*STATED GOAL*
Extract, exactly as written, each line from the start of the records below to the line containing "from bokeh.resources import INLINE", both ends included; drop the pictures.

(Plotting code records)
--- BEGIN ---

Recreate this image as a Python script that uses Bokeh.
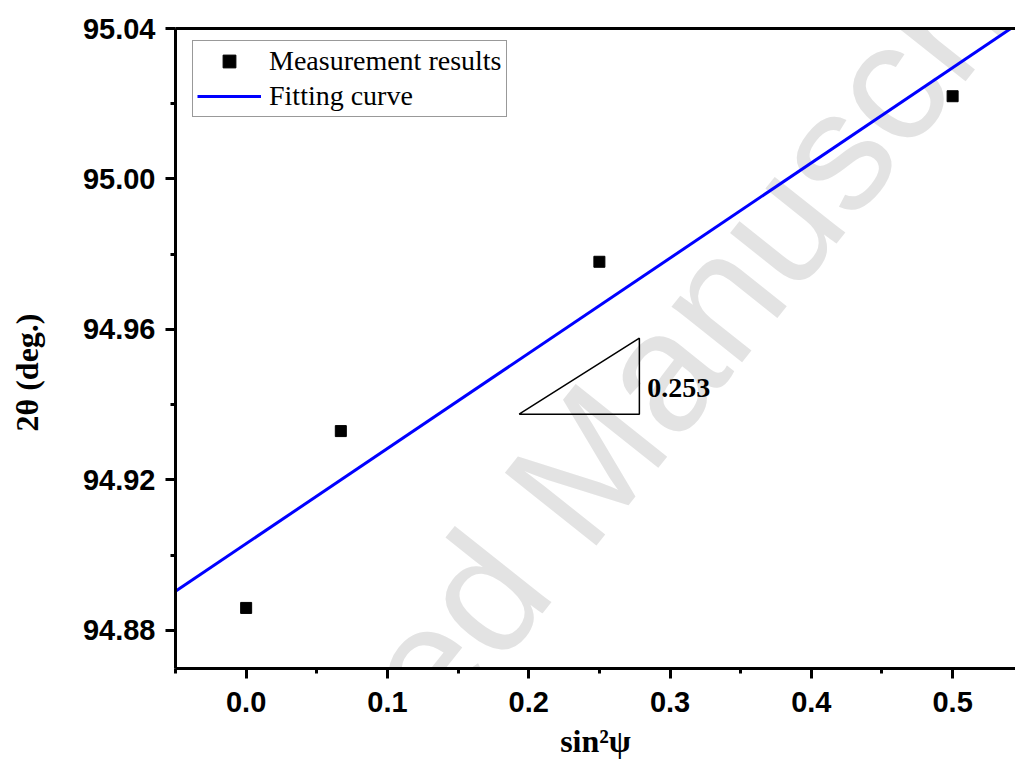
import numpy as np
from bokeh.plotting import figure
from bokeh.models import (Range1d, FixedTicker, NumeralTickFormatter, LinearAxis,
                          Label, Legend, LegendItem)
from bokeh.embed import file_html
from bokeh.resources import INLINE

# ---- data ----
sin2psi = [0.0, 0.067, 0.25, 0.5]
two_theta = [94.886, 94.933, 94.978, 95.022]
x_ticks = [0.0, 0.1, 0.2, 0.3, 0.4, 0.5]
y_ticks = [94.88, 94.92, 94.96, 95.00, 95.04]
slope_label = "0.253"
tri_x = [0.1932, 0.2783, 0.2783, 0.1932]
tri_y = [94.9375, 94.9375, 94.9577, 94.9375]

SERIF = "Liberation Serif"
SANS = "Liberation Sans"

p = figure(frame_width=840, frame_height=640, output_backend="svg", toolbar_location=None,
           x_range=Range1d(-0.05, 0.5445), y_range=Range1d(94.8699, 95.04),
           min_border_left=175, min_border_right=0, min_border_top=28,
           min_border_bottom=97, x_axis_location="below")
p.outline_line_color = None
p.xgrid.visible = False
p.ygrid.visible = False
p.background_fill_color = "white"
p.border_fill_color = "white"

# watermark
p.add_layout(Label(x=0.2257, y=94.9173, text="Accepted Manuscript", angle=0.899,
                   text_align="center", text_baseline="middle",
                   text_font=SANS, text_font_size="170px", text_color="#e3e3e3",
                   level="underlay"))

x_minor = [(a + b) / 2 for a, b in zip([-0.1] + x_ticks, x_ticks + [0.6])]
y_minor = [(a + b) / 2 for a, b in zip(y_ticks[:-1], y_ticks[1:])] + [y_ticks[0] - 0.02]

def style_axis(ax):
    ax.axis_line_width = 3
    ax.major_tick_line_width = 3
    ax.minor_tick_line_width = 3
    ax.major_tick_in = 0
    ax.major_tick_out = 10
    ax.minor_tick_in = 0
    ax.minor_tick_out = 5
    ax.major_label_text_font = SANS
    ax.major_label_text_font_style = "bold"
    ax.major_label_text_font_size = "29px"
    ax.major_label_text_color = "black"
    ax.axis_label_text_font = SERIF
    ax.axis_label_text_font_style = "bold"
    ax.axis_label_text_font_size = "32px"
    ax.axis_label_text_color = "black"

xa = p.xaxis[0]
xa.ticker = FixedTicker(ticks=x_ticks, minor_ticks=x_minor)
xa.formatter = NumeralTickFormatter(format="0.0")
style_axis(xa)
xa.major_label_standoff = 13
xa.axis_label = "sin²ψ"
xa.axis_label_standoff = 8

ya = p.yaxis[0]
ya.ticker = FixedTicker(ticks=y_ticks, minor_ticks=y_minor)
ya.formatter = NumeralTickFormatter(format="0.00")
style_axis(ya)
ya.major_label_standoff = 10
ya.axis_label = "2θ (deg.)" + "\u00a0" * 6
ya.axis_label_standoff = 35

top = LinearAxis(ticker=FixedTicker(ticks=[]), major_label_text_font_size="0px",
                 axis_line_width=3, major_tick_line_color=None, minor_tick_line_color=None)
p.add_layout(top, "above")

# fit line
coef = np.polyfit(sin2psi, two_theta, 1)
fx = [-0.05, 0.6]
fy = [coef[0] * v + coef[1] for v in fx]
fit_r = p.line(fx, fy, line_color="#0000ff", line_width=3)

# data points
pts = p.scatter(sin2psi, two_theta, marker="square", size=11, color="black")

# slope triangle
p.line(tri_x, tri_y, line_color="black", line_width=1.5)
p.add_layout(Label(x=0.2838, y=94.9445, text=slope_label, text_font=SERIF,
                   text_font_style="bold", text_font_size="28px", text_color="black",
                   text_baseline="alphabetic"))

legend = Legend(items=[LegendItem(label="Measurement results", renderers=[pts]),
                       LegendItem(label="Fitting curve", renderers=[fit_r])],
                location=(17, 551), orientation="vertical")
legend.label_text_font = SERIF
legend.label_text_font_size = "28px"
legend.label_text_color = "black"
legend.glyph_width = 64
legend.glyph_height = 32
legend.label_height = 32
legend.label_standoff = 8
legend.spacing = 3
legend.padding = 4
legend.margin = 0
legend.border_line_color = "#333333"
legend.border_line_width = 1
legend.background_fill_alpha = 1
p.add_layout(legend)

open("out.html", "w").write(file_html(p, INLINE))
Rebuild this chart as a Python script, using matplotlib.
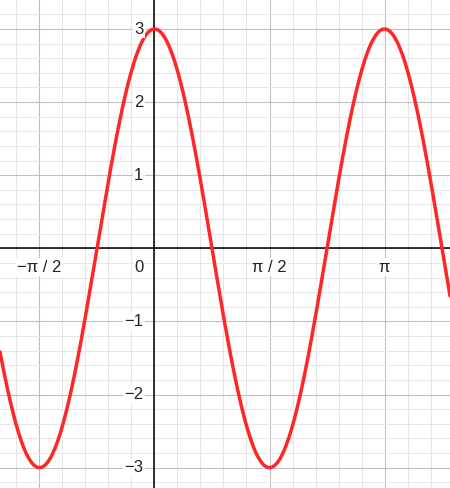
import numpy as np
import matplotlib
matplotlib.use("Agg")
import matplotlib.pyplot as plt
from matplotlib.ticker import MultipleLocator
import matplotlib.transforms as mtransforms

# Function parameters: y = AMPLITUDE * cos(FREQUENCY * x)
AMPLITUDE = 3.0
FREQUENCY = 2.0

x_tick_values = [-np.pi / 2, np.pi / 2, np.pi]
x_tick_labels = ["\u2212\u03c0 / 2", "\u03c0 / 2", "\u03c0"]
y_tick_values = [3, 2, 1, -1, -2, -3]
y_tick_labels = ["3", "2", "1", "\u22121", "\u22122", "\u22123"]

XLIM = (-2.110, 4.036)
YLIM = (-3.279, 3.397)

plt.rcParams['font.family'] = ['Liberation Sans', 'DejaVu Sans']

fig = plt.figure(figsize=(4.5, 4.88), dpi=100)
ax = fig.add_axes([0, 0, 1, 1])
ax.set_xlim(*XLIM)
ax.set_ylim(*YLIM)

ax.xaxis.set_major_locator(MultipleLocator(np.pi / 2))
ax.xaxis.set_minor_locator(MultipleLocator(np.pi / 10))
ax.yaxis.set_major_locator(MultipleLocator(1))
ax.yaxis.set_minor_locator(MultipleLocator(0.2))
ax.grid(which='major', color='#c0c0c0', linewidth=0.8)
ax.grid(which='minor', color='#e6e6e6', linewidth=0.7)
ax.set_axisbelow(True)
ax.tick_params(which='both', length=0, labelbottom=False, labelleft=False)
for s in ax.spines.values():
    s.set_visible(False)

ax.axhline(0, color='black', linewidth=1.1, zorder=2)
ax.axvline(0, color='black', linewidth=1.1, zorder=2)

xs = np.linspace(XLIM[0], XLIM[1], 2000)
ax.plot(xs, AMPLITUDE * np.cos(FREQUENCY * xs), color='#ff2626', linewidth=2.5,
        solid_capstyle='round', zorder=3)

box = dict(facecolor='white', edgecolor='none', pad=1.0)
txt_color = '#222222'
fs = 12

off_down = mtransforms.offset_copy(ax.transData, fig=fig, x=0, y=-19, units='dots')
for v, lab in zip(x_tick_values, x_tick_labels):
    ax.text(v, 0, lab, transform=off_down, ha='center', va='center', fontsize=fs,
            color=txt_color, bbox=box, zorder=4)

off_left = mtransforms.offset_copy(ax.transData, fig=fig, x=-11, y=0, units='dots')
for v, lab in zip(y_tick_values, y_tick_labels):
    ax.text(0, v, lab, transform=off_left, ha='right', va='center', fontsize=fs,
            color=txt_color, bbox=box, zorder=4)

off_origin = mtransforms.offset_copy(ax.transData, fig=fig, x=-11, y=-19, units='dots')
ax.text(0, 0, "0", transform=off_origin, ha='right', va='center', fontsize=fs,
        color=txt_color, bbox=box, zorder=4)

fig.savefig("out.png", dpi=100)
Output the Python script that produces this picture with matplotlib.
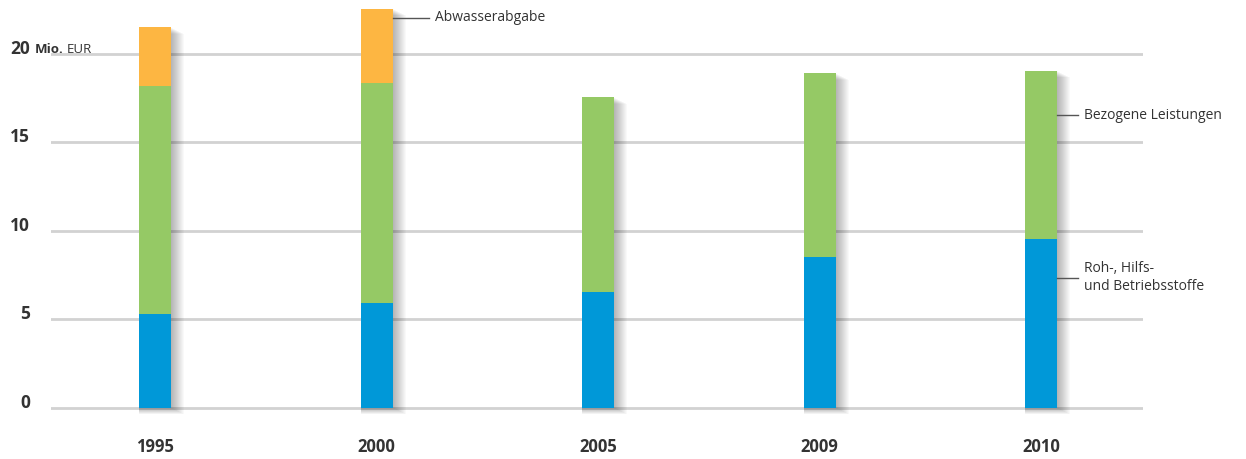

--- END ---

*RESPONSE TO THIS EXERCISE*
Recreate this image as a Python script that uses Bokeh.
import numpy as np
from bokeh.plotting import figure
from bokeh.models import (Range1d, FixedTicker, NumeralTickFormatter, LinearAxis,
                          Label, Legend, LegendItem)
from bokeh.embed import file_html
from bokeh.resources import INLINE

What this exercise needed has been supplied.